Suresh's brother, Praful, was told he had HIV in 1983 and passed away 12 years later (
Image:
Suresh Vaghela)

“For somebody who was such a party animal who would be out all hours of the night, he couldn’t even sit up on a chair,” Suresh says, choking back his words.

Collette’s brother was a talented artist who would drive himself to various towns and draw their landscapes. She too remembers the agony of watching him die aged just 24 in April 1991.

“He had liver failure – it’s horrendous, physically. You can’t remove the toxins from your body, your abdomen swells to an enormous size, you get dementia, you can hardly walk. You revert into a completely child-like state. And at the same time he was still getting bleeds on top of everything and trying to inject himself”.

Sir Brian Langstaff has already concluded wrongs were done on “individual, collective and systemic” levels.

Jason Evans of the group Factor VIII has attended numerous hearings throughout the Inquiry, so doubts many of its findings will prove personally surprising. But he thinks for many people it will be new information.

It is hoped that the Inquiry’s final report will connect the dots once and for all, from the litany of warnings given and dismissed to the deliberate destruction of incriminating documents and, perhaps most shockingly, potential breaches of the post-Holocaust Nuremberg Code of medical ethics through the alleged use of haemophilia patients as research guinea pigs.

For Suresh, this is too little, too late.

He says: “[The then-Health Minister] Kenneth Clarke kept saying there was no concrete proof at the time. No, there was no concrete proof, but you don’t have to see a fire to know you need to take action. If you see smoke, that is enough – you start making preparations. But no, they want to see a fire, they want to see it blazing, they want to see it roaring, before they name it as a fire and do something about it. But by then everything is burned down.”

But he also hopes the final report will offer some kind of closure.

“For me, because we’ve been fighting for so long, just to end the whole thing will be a load off my mind. Every time you lose somebody, you’re carrying their weight, thinking, ‘don’t worry mate, I’m gonna bring some kind of closure to this, the best I can,'" he explains.

Victims of the infected blood scandal have accused the Government of dragging its feet on compensation payments (
Image:
AFP via Getty Images)

“It will be a day of peace, that at least I’ve managed to do something for my brothers – all my brothers, my own and the others I’ve lost along the way.”

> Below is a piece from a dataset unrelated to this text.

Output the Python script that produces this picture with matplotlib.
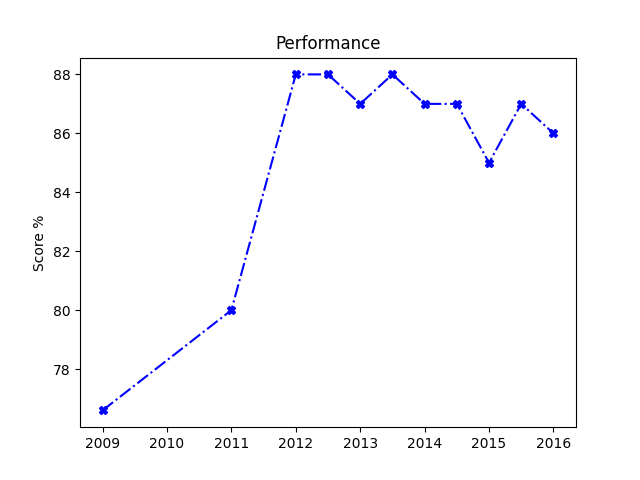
import matplotlib
matplotlib.use("Agg")
import matplotlib.pyplot as plt

years = [2009, 2011, 2012, 2012.5, 2013, 2013.5, 2014, 2014.5, 2015, 2015.5, 2016]
scores = [76.6, 80, 88, 88, 87, 88, 87, 87, 85, 87, 86]

fig, ax = plt.subplots(figsize=(6.4, 4.8), dpi=100)
ax.plot(years, scores, color='blue', linestyle='-.', marker='X')
ax.set_title('Performance')
ax.set_ylabel('Score %')

fig.savefig('out.png')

Collette admits the Inquiry has taken a significant toll on her. “It’s just nightmarish. It just brings it all back. I cried for years, from the point that Colin was infected to the day he died and years afterwards.

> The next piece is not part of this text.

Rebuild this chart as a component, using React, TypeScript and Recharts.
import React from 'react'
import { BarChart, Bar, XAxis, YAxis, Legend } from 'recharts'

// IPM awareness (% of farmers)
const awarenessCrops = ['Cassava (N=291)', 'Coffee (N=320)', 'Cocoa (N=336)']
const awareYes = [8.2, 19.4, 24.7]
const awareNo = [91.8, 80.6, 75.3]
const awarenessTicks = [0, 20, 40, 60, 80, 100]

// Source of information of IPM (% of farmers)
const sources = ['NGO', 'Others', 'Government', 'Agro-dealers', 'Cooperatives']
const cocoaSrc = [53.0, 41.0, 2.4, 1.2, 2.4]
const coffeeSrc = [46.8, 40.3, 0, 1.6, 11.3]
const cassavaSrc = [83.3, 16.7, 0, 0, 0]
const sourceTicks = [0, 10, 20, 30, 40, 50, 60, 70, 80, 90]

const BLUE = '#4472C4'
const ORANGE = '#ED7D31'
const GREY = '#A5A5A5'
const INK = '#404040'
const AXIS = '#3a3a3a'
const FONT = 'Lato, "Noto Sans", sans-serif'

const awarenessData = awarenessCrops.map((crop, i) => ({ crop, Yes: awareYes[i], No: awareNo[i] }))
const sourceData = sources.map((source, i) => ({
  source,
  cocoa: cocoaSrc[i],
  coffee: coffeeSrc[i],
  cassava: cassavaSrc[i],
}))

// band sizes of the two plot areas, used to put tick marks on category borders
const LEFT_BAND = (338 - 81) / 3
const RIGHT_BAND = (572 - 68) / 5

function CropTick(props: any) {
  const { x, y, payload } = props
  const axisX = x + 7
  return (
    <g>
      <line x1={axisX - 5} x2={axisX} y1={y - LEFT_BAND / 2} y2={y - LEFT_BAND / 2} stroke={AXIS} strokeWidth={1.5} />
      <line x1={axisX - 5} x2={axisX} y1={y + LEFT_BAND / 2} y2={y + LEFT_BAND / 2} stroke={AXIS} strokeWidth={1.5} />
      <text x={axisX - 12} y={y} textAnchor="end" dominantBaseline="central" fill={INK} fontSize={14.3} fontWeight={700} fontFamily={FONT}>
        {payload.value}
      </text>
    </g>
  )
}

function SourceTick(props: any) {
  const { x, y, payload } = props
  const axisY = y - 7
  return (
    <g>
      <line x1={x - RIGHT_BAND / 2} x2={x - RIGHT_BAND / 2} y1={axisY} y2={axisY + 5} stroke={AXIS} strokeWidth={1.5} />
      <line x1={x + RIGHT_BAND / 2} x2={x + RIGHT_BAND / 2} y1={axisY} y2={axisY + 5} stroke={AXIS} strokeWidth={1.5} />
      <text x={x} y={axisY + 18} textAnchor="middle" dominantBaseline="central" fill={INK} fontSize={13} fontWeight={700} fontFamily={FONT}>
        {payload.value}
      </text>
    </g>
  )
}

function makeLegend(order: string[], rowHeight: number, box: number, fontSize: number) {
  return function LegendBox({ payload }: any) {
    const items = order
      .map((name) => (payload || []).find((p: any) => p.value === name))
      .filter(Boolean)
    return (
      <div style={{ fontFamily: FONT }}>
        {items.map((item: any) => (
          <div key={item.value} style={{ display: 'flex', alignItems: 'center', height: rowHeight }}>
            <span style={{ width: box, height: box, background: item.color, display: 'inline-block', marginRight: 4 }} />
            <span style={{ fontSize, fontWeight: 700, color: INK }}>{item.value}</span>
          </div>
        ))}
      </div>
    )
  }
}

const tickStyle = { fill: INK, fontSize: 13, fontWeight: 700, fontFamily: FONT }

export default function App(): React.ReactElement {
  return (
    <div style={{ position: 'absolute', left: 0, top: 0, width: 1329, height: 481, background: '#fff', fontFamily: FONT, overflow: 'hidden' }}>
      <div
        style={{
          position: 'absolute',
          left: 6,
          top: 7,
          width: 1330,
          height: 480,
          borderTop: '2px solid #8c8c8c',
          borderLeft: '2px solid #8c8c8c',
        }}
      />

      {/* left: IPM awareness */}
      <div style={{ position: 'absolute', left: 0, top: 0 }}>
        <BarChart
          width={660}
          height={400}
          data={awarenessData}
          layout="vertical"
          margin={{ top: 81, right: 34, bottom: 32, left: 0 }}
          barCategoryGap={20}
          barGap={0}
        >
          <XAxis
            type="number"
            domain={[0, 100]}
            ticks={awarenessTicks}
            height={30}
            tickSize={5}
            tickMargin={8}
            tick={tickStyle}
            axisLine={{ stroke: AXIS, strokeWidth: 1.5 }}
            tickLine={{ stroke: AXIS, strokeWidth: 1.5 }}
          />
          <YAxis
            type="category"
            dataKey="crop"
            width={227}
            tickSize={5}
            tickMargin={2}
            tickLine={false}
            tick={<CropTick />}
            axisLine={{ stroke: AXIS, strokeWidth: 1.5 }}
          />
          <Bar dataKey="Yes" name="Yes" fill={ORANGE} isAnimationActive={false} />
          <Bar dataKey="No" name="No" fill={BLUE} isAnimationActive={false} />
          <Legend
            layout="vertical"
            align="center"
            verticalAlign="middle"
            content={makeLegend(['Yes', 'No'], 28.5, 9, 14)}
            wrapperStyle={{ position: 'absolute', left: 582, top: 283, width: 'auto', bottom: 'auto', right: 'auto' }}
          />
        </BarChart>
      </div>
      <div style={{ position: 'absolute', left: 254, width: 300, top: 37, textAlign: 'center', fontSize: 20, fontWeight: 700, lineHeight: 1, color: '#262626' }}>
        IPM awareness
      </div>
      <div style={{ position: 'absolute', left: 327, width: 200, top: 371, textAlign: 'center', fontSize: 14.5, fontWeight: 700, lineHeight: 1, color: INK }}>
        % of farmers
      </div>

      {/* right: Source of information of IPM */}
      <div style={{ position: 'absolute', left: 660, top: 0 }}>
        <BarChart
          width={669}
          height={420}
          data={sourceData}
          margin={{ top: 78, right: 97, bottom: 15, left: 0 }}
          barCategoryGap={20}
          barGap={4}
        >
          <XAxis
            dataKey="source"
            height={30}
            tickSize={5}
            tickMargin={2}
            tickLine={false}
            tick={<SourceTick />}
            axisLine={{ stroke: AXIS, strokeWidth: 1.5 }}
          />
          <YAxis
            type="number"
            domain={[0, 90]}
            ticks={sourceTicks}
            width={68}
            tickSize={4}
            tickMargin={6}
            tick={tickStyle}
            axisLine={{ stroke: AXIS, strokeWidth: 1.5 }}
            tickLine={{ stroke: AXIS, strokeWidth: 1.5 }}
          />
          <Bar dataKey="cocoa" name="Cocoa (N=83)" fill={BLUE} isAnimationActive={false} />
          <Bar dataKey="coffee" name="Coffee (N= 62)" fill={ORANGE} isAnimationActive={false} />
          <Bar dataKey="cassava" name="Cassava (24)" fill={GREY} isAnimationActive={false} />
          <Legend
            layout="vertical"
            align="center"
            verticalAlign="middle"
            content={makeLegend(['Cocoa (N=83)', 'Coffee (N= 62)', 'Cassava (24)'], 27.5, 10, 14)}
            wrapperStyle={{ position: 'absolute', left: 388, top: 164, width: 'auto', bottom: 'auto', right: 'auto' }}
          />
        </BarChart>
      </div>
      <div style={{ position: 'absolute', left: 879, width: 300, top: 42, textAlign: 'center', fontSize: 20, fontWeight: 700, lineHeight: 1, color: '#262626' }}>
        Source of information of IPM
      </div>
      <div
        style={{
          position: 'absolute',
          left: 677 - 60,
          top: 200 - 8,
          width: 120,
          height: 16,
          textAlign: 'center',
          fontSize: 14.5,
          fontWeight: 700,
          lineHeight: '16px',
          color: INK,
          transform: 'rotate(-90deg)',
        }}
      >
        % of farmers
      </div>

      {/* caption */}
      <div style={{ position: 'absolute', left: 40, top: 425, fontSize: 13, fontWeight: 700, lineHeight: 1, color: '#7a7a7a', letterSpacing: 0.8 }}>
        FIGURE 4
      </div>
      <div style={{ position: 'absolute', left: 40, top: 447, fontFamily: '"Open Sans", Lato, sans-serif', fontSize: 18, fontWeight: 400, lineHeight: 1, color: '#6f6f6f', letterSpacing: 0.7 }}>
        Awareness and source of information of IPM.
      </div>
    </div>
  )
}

“From a personal perspective I want to bury it, but from Colin’s perspective I want to make sure such stupidity doesn’t happen again.

“If you’re the director of a company and you fail in your health and safety responsibilities, you can go to prison for that and be held directly accountable.

“Names should be named and people should be held accountable for what they did. And that will make other people more outspoken and more willing to put their neck on the line,” she says.

A Government spokesperson said: “This was an appalling tragedy, and our thoughts remain with all those impacted. We are clear that justice needs to be delivered and have already accepted the moral case for compensation.

“This covers a set of extremely complex issues, and it is right we fully consider the needs of the community and the far-reaching impact that this scandal has had on their lives.

“The Government will provide an update to Parliament on next steps through an oral statement within 25 sitting days of the Inquiry’s final report being published.”